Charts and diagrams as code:
-- -- --

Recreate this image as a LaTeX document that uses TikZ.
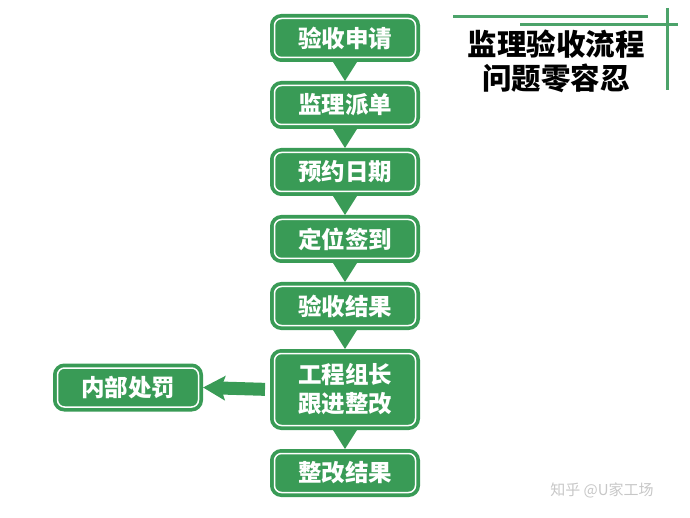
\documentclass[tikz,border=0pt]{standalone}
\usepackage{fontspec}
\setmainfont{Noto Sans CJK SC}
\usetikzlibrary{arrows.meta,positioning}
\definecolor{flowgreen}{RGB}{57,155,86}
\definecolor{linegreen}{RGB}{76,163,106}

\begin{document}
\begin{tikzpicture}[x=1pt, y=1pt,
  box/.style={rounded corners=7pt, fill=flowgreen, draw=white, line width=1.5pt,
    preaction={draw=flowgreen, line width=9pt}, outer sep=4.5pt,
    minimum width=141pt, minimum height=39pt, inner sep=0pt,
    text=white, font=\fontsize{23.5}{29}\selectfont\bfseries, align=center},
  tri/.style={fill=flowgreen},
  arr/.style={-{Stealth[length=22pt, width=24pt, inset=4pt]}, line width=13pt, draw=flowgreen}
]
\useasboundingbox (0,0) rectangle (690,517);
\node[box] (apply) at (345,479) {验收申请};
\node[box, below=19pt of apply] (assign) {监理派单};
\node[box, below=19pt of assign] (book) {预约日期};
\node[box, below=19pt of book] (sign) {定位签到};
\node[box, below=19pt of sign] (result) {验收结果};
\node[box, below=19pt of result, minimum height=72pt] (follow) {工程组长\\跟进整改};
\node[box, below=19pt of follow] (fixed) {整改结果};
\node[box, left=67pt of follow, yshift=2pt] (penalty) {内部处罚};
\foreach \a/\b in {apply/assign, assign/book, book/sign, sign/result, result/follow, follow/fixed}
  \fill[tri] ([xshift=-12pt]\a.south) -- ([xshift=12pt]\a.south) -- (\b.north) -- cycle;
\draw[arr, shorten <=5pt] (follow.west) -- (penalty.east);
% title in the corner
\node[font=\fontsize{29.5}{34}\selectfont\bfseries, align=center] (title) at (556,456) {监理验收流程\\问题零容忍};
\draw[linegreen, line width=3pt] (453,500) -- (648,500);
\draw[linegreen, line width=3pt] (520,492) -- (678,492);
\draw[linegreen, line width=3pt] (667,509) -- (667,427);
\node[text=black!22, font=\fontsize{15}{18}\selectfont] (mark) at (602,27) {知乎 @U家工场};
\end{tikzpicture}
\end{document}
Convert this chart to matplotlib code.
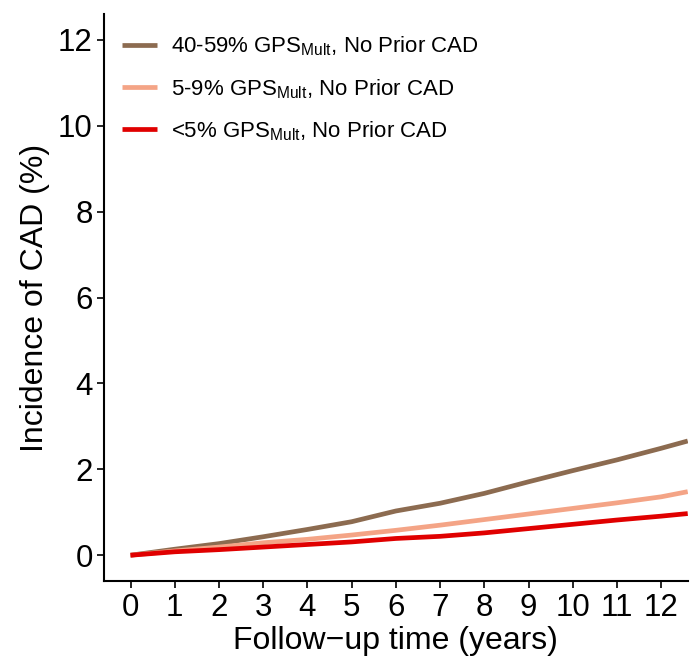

-- -- --

**Requirements:** Omit the pictures and give the material again, exactly and in full.

**Problem solution:**
Recreate this image as a LaTeX document that uses TikZ.
\documentclass[tikz,border=0pt]{standalone}
\usepackage{fontspec}
\setmainfont{Noto Sans CJK SC}
\usetikzlibrary{arrows.meta,positioning}
\definecolor{flowgreen}{RGB}{57,155,86}
\definecolor{linegreen}{RGB}{76,163,106}

\begin{document}
\begin{tikzpicture}[x=1pt, y=1pt,
  box/.style={rounded corners=7pt, fill=flowgreen, draw=white, line width=1.5pt,
    preaction={draw=flowgreen, line width=9pt}, outer sep=4.5pt,
    minimum width=141pt, minimum height=39pt, inner sep=0pt,
    text=white, font=\fontsize{23.5}{29}\selectfont\bfseries, align=center},
  tri/.style={fill=flowgreen},
  arr/.style={-{Stealth[length=22pt, width=24pt, inset=4pt]}, line width=13pt, draw=flowgreen}
]
\useasboundingbox (0,0) rectangle (690,517);
\node[box] (apply) at (345,479) {验收申请};
\node[box, below=19pt of apply] (assign) {监理派单};
\node[box, below=19pt of assign] (book) {预约日期};
\node[box, below=19pt of book] (sign) {定位签到};
\node[box, below=19pt of sign] (result) {验收结果};
\node[box, below=19pt of result, minimum height=72pt] (follow) {工程组长\\跟进整改};
\node[box, below=19pt of follow] (fixed) {整改结果};
\node[box, left=67pt of follow, yshift=2pt] (penalty) {内部处罚};
\foreach \a/\b in {apply/assign, assign/book, book/sign, sign/result, result/follow, follow/fixed}
  \fill[tri] ([xshift=-12pt]\a.south) -- ([xshift=12pt]\a.south) -- (\b.north) -- cycle;
\draw[arr, shorten <=5pt] (follow.west) -- (penalty.east);
% title in the corner
\node[font=\fontsize{29.5}{34}\selectfont\bfseries, align=center] (title) at (556,456) {监理验收流程\\问题零容忍};
\draw[linegreen, line width=3pt] (453,500) -- (648,500);
\draw[linegreen, line width=3pt] (520,492) -- (678,492);
\draw[linegreen, line width=3pt] (667,509) -- (667,427);
\node[text=black!22, font=\fontsize{15}{18}\selectfont] (mark) at (602,27) {知乎 @U家工场};
\end{tikzpicture}
\end{document}
Convert this chart to matplotlib code.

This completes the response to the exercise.